The group on March 18, standing outside the courtroom and reading the dismissal statement out loud. I am pictured in the middle, standing beside Martha Ferger, 90, the oldest Seneca Lake Defender.
Dwain Wilder, Colleen Boland, Sandra Steingraber, Roland Micklem, Susan Mead, Judy Leaf, Jimmy Betts, John Dennis, Michael Clark and Kelsey Erickson. They all have at least two things in common. 1) They are outstanding and involved citizens in both their regional and global communities. 2) They went to jail for their efforts to protect Seneca Lake and expose the problems with Texas-based company Crestwood Midstream’s plan to store highly-pressurized gas in crumbling salt caverns.
Outstanding, involved, passionate and concerned citizens, going to jail. For a violation trespass — not a criminal trespass. They went to jail over something equivalent to a parking ticket.
Judge Raymond Berry of the Reading Town Court never enjoyed his job of sending peaceful protesters away to jail when they refused to cough up a fine. He admitted to defendant Irene Weiser, Town of Caroline councilwoman, during one court session that his granddaughter refuses to speak to him when he sentences someones to jail.
Berry especially sputtered over me going to jail. I was 19 the first time I appeared before him, and rather than sentence me he postponed my case repeatedly. On several occasions with the aforementioned people, he tried to talk them out of their convictions. To Mead, he said, “You don’t want to go to jail,” and to Erickson, he asked, “Do your parents know you’re doing this?”

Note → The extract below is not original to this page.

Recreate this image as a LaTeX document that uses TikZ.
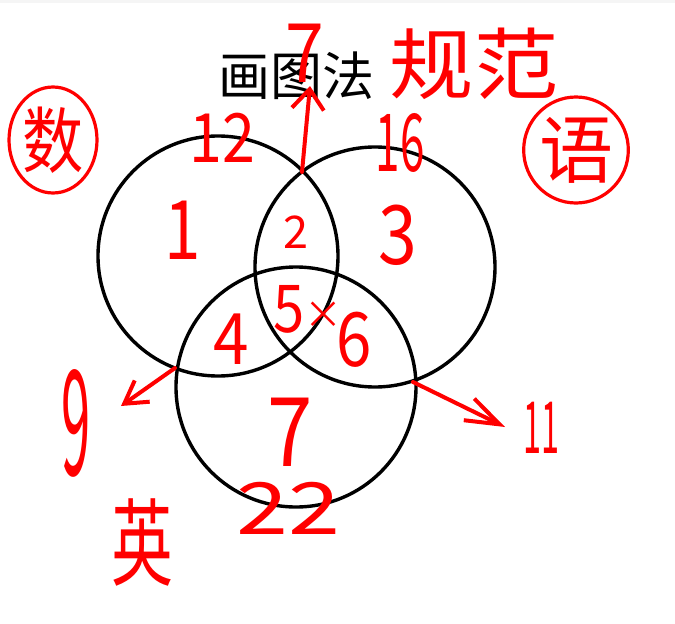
\documentclass[tikz,border=0pt]{standalone}
\usepackage{fontspec}
\usepackage{graphicx}
\setmainfont{Noto Sans CJK SC}
\usetikzlibrary{arrows.meta,shapes.geometric}
\newcommand\hwt[3]{\scalebox{#2}[1]{\fontsize{#1pt}{#1pt}\selectfont #3}}
\tikzset{
  setcircle/.style={circle, draw=black, line width=3.4pt, minimum size=240pt, inner sep=0pt},
  hw/.style={text=red, inner sep=0pt},
  redring/.style={ellipse, draw=red, line width=3.2pt, inner sep=0pt, text=red},
  redarrow/.style={draw=red, line width=4pt, line cap=round, line join=round},
}
\begin{document}
\begin{tikzpicture}[x=1pt, y=-1pt]
\useasboundingbox (0,0) rectangle (675,624);
\fill[gray!8] (0,0) rectangle (675,2.5);

% set circles
\node[setcircle] (L) at (218,256) {};
\node[setcircle] (R) at (375,267) {};
\node[setcircle] (B) at (296,387) {};

% title
\node[inner sep=0pt] (title) at (296,76) {\fontsize{52pt}{52pt}\selectfont 画图法};

% intersection points and arrow targets
\coordinate (iLR) at (302,172);
\coordinate (iLB) at (175,368);
\coordinate (iRB) at (413,382);
\coordinate (tTop) at (310,86);
\coordinate (tLeft) at (121,406);
\coordinate (tRight) at (505,427);

\draw[redarrow, -{Straight Barb[length=20pt,width=32pt]}] (iLR) -- (tTop);
\draw[redarrow, -{Straight Barb[length=22pt,width=26pt]}] (iLB) -- (tLeft);
\draw[redarrow, -{Straight Barb[length=34pt,width=24pt]}] (iRB) -- (tRight);

% set labels
\node[redring, minimum width=88pt, minimum height=106pt] (shu) at (53,140) {\hwt{72}{0.85}{数}};
\node[redring, minimum width=104pt, minimum height=106pt] (yu) at (576,150) {\hwt{74}{1}{语}};
\node[hw] (guifan) at (474,64) {\hwt{78}{1.08}{规范}};
\node[hw] (ying) at (142,542) {\hwt{95}{0.65}{英}};

% totals
\node[hw] (n12) at (222,138) {\hwt{68}{0.87}{12}};
\node[hw] (n16) at (400,143) {\hwt{80}{0.55}{16}};
\node[hw] (n22) at (288,508) {\hwt{72}{1.3}{22}};
\node[hw] (n7top) at (305,53) {\hwt{82}{0.85}{7}};
\node[hw] (n9) at (76,423) {\hwt{146}{0.36}{9}};
\node[hw] (n11) at (541,428) {\hwt{72}{0.45}{11}};

% regions
\node[hw] (r1) at (183,230) {\hwt{82}{0.8}{1}};
\node[hw] (r2) at (296,232) {\hwt{45}{1}{2}};
\node[hw] (r3) at (398,235) {\hwt{82}{0.85}{3}};
\node[hw] (r4) at (231,339) {\hwt{71}{0.9}{4}};
\node[hw] (r5) at (289,309) {\hwt{66}{0.85}{5}};
\node[hw] (rx) at (323,315) {\hwt{38}{1}{×}};
\node[hw] (r6) at (354,340) {\hwt{75}{0.85}{6}};
\node[hw] (r7) at (290,432) {\hwt{96}{0.85}{7}};
\end{tikzpicture}
\end{document}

Berry’s struggle with sending good people to the slammer exactly reflects Mohandas Gandhi’s intentions with civil disobedience during the Indian independence movement. The act of severely punishing citizens who are standing up for a higher moral purpose, whether it be smashing them over the head with a billy club or imprisoning them, exposes the ironies and problems within the so-called justice system.

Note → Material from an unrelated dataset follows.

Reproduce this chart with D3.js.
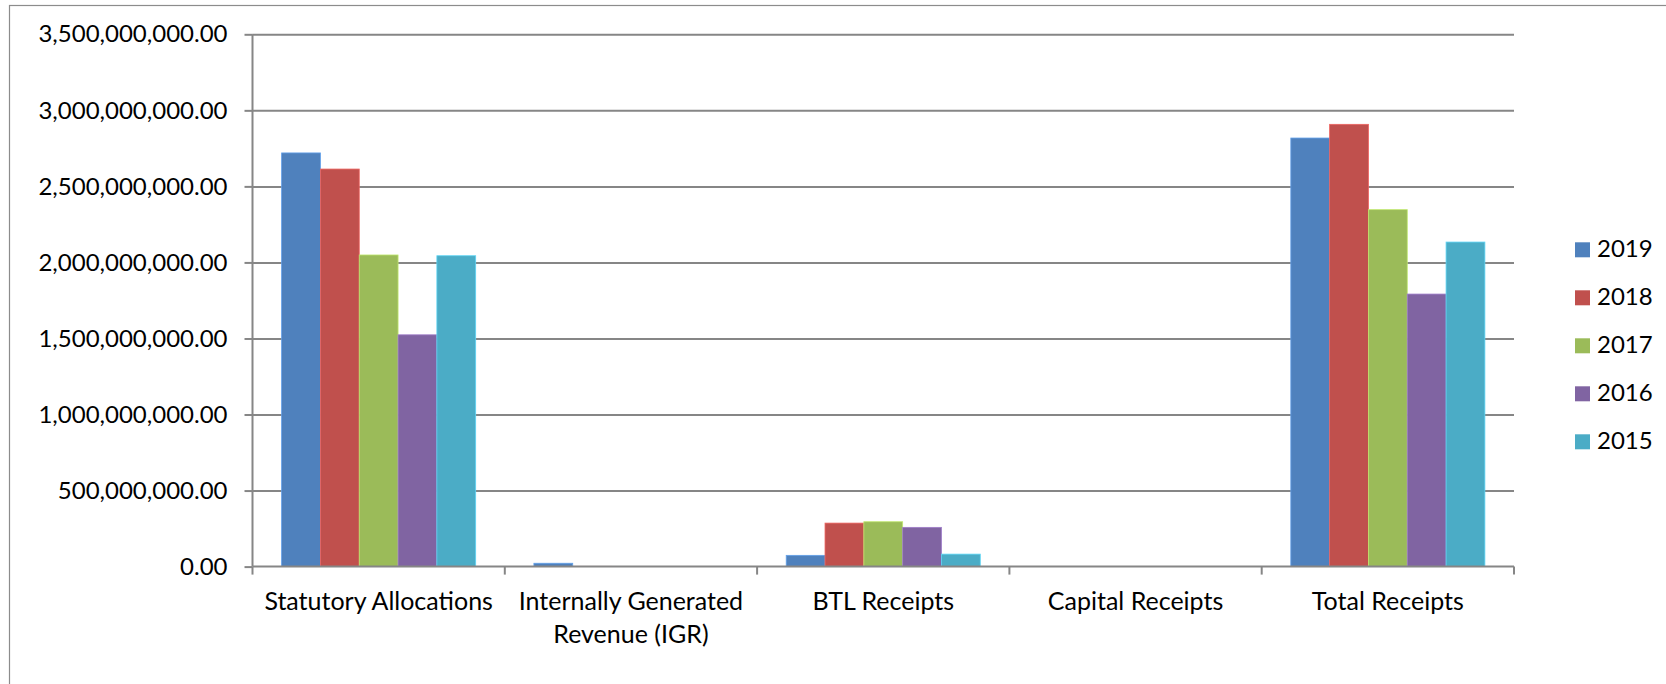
<!DOCTYPE html>
<html>
<head>
<meta charset="utf-8">
<script src="https://cdn.jsdelivr.net/npm/d3@7"></script>
<style>
  html, body { margin: 0; padding: 0; background: #fff; overflow: hidden; }
  svg { display: block; }
  text { font-family: Lato, "Open Sans", sans-serif; fill: #000; }
</style>
</head>
<body>
<svg id="chart" width="1666" height="684"></svg>
<script>
const categories = ["Statutory Allocations", "Internally Generated Revenue (IGR)", "BTL Receipts", "Capital Receipts", "Total Receipts"]
const years = ["2019", "2018", "2017", "2016", "2015"]
const colors = ["#4F81BD", "#C0504D", "#9BBB59", "#8064A2", "#4BACC6"]

// one array per year, same order as categories
const v2019 = [2720000000, 22000000, 74000000, 0, 2818000000]
const v2018 = [2614000000, 1500000, 286000000, 0, 2908000000]
const v2017 = [2049000000, 0, 295000000, 0, 2347000000]
const v2016 = [1524000000, 1000000, 258000000, 0, 1792000000]
const v2015 = [2044000000, 0, 82000000, 0, 2134000000]

const yTicks = [0, 500000000, 1000000000, 1500000000, 2000000000, 2500000000, 3000000000, 3500000000]

const seriesValues = [v2019, v2018, v2017, v2016, v2015]
const rows = categories.map((c, i) => ({
  category: c,
  values: years.map((y, j) => ({ year: y, value: seriesValues[j][i] }))
}))

const svg = d3.select("#chart")
const margin = { left: 252.5, top: 34.3, right: 152, bottom: 117.4 }
const width = 1666
const height = 684

// chart frame
svg.append("rect")
  .attr("x", 9.5)
  .attr("y", 5.5)
  .attr("width", 1700)
  .attr("height", 700)
  .attr("fill", "#fff")
  .attr("stroke", "#8c8c8c")
  .attr("stroke-width", 1.2)

const x0 = d3.scaleBand()
  .domain(categories)
  .range([margin.left, width - margin.right])
  .padding(0)

// excel gap width 150%
const gap = x0.bandwidth() * 1.5 / (years.length + 1.5)
const x1 = d3.scaleBand()
  .domain(years)
  .range([gap / 2, x0.bandwidth() - gap / 2])
  .padding(0)

const y = d3.scaleLinear()
  .domain([0, 3500000000])
  .range([height - margin.bottom, margin.top])

const color = d3.scaleOrdinal(years, colors)
const fmt = d3.format(",.2f")

// gridlines + y axis
svg.append("g")
  .attr("transform", `translate(${margin.left},0)`)
  .call(d3.axisLeft(y).tickValues(yTicks).tickFormat(fmt).tickSize(8).tickPadding(17))
  .call(g => g.select(".domain").attr("stroke", "#868686").attr("stroke-width", 2).attr("d", `M0,${y(3500000000)}V${y(0)}`))
  .call(g => g.selectAll(".tick line").attr("stroke", "#868686").attr("stroke-width", 2))
  .call(g => g.selectAll(".tick text").attr("font-size", 24).attr("font-family", "Lato, 'Open Sans', sans-serif"))
  .call(g => g.selectAll(".tick").filter(d => d > 0).append("line")
    .attr("x2", width - margin.right - margin.left)
    .attr("stroke", "#868686")
    .attr("stroke-width", 2))

// bars
const group = svg.append("g")
  .selectAll("g")
  .data(rows)
  .join("g")
  .attr("transform", d => `translate(${x0(d.category)},0)`)

group.selectAll("rect")
  .data(d => d.values)
  .join("rect")
  .attr("x", d => x1(d.year))
  .attr("y", d => y(d.value))
  .attr("width", x1.bandwidth())
  .attr("height", d => y(0) - y(d.value))
  .attr("fill", d => color(d.year))
  .attr("stroke", d => d3.color(color(d.year)).brighter(0.6))
  .attr("stroke-width", d => d.value > 0 ? 0.8 : 0)

// x axis line and ticks at category edges
const xAxis = svg.append("g")
xAxis.append("line")
  .attr("x1", margin.left)
  .attr("x2", width - margin.right)
  .attr("y1", y(0))
  .attr("y2", y(0))
  .attr("stroke", "#868686")
  .attr("stroke-width", 2)

xAxis.selectAll(".edge")
  .data(categories.map(c => x0(c)).concat([x0(categories[categories.length - 1]) + x0.bandwidth()]))
  .join("line")
  .attr("class", "edge")
  .attr("x1", d => d)
  .attr("x2", d => d)
  .attr("y1", y(0))
  .attr("y2", y(0) + 8)
  .attr("stroke", "#868686")
  .attr("stroke-width", 2)

// category labels, wrapped to band width
const labels = xAxis.selectAll(".cat")
  .data(categories)
  .join("text")
  .attr("class", "cat")
  .attr("x", d => x0(d) + x0.bandwidth() / 2)
  .attr("y", 610)
  .attr("text-anchor", "middle")
  .attr("font-size", 25)

labels.each(function(d) {
  const t = d3.select(this)
  const words = d.split(" ")
  let line = []
  let tspan = t.append("tspan").attr("x", t.attr("x")).attr("dy", 0)
  for (const w of words) {
    line.push(w)
    tspan.text(line.join(" "))
    if (tspan.node().getComputedTextLength() > x0.bandwidth() - 6 && line.length > 1) {
      line.pop()
      tspan.text(line.join(" "))
      line = [w]
      tspan = t.append("tspan").attr("x", t.attr("x")).attr("dy", 33.3).text(w)
    }
  }
})

// legend
const legend = svg.append("g")
  .selectAll("g")
  .data(years)
  .join("g")
  .attr("transform", (d, i) => `translate(1575,${242.3 + i * 48})`)

legend.append("rect")
  .attr("width", 15)
  .attr("height", 15)
  .attr("fill", d => color(d))

legend.append("text")
  .attr("x", 22)
  .attr("y", 14.4)
  .attr("font-size", 24)
  .text(d => d)
</script>
</body>
</html>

In our case the irony comes from people being arrested and going to jail for something equivalent to parking ticket, and meanwhile, Crestwood, which has the potential — admitted in it’s own 10K report to the Securities and Exchange Commission — for incredible disaster at the cost of human and ecological life, has gone unexamined and unpunished by our justice system.

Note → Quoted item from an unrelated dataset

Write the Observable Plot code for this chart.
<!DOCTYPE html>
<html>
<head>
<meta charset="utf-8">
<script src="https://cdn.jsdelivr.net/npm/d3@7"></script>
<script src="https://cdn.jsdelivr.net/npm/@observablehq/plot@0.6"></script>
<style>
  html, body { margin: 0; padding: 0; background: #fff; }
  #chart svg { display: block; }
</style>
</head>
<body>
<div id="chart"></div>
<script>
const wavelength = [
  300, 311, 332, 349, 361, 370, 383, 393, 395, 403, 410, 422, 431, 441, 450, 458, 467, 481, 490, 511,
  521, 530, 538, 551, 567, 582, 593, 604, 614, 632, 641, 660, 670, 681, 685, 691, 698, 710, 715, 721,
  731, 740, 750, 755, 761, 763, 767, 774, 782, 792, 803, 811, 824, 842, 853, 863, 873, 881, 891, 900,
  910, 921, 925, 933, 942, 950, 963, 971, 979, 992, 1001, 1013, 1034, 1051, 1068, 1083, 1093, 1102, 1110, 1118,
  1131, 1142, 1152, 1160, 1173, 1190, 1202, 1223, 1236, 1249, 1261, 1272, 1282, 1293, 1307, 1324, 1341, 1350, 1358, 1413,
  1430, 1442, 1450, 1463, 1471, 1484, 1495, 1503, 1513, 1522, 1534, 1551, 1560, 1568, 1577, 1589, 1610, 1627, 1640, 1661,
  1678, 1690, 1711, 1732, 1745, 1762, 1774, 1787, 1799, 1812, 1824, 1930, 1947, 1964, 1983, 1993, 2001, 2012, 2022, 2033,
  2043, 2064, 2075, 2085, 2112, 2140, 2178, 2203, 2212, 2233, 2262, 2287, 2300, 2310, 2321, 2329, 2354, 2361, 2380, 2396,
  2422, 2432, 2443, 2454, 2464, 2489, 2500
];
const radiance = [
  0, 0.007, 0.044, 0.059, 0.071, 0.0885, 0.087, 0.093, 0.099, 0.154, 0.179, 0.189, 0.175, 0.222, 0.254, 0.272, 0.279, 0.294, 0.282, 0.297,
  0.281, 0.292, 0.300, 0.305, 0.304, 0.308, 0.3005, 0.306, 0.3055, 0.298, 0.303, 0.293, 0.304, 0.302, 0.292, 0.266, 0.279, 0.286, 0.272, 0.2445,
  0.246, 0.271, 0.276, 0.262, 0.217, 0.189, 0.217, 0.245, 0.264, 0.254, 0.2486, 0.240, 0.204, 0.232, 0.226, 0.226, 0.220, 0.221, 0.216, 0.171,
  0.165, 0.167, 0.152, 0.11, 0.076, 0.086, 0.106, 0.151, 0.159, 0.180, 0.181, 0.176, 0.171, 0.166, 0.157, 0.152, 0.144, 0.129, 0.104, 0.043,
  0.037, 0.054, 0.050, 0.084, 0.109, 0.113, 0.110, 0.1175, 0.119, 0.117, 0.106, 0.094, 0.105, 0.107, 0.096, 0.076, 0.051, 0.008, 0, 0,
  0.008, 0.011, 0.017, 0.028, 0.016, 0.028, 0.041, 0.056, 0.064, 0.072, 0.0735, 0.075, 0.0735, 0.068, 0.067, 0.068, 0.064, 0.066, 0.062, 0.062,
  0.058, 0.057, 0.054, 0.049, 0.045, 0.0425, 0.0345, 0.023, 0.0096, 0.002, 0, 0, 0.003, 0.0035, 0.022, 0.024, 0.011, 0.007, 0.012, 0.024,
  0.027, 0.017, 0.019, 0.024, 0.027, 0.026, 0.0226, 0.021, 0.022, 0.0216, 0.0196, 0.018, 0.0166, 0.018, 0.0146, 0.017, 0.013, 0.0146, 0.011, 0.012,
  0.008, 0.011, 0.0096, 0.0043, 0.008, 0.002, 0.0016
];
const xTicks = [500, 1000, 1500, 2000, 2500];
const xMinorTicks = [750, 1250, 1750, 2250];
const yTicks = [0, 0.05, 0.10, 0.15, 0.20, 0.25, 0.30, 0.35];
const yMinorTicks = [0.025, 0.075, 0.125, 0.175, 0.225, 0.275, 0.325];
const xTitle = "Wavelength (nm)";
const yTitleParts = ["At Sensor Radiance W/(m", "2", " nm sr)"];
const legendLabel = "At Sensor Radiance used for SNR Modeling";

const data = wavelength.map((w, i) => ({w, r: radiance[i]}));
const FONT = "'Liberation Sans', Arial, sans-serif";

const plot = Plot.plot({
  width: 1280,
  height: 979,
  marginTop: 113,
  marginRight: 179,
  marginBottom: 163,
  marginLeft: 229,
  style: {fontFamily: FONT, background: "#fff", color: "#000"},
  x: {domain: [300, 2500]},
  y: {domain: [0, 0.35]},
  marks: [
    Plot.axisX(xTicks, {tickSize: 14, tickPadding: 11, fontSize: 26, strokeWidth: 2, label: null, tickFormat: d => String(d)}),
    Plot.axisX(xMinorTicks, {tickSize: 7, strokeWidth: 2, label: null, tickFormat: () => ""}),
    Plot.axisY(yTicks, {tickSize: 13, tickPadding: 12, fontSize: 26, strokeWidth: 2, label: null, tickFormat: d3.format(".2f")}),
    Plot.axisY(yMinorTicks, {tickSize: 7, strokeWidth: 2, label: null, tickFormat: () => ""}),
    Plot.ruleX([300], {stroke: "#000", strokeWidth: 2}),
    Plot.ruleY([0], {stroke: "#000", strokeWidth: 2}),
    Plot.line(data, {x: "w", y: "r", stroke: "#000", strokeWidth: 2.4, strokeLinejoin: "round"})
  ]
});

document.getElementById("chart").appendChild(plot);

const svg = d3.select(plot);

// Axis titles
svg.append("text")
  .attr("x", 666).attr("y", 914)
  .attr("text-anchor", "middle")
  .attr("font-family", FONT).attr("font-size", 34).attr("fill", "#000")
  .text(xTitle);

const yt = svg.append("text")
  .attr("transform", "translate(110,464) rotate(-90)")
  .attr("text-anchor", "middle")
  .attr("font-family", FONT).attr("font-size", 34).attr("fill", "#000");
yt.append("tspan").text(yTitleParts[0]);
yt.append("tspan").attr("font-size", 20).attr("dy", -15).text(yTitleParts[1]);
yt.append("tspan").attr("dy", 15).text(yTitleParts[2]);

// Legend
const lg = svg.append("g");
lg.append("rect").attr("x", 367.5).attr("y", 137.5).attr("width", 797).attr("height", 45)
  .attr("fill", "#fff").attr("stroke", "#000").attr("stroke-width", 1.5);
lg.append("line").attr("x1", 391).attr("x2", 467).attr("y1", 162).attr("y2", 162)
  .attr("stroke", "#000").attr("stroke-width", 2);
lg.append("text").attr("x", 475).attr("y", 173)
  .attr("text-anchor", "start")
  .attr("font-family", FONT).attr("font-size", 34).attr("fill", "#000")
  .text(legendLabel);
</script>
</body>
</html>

On Wednesday, March 18, my back-and-forth with Judge Berry finally came to a close. Along with 41 others, my case was dropped in the “interest of justice” — no jail, no fine, no trial and nothing held against me. Our team of devoted lawyers and the district attorney, Joe Fazzary, reached an agreement on this, one that is now being lauded as historical and potentially precedent-setting. Our dismissals came on the heels of two other major victories in the world of activism: the acquittal of lobster boat activists in Maine who blocked a coal ship after successfully using necessity defense in court, and 10 Flood Wall Street protesters proven not guilty for a sit-in back in September, with the judge taking “judicial notice” of the urgency of climate change.
Here’s the statement we made that night in court, which prompted many present in the courtroom, including our lawyer, to break down into joyful tears:
We only have this planet. We must safeguard it for those who follow. Would that it not be necessary, but sometimes citizens of good conscience must engage in non-violent acts of civil disobedience to protect that sacred trust. As long as Crestwood Midstream Partners, or any other corporate or public or private entity, continues to threaten our way of life by the proven dangerous storage of highly compressed gas in the crumbling caverns at the Salt Point facility, I reserve the right to act as my conscience dictates in order to protect Seneca Lake, its citizens, and the surrounding environment. I reserve all rights to protest further at the Crestwood facility, although it is not my intent at this time to break the law in doing so.
The statement we made acknowledges the existence and importance of a higher moral conscious that is not always in alignment with our laws and justice system, as well as the critical need to take direct action to safeguard our planet for those yet to come.
I accepted my dismissal in the interest of justice with a sigh of relief, the worry of going to jail in the middle of a semester and damaging my grades and schoolwork taken off my shoulders. With my rights to continue acting as my conscience dictates reserved, this was something I felt good about.
And yet, I know this is only one victory in a much larger and more prolonged battle, and I see our dismissals as one rung in the climb to justice. Although punishment of peaceful citizens taking action for a just cause has been dropped, we have yet to see any consequences for Crestwood, and by extension, the Federal Energy Regulatory Commission, which approved this ill-fated project with little consideration to potential environmental and community damages.
Until all of the world’s Crestwoods are held accountable and as a human race we make the necessary changes to our society and cultures to create a peaceful and sustainable future, justice has only been half-served. And I will continue to defend my right to act as my conscience dictates to make that future a reality.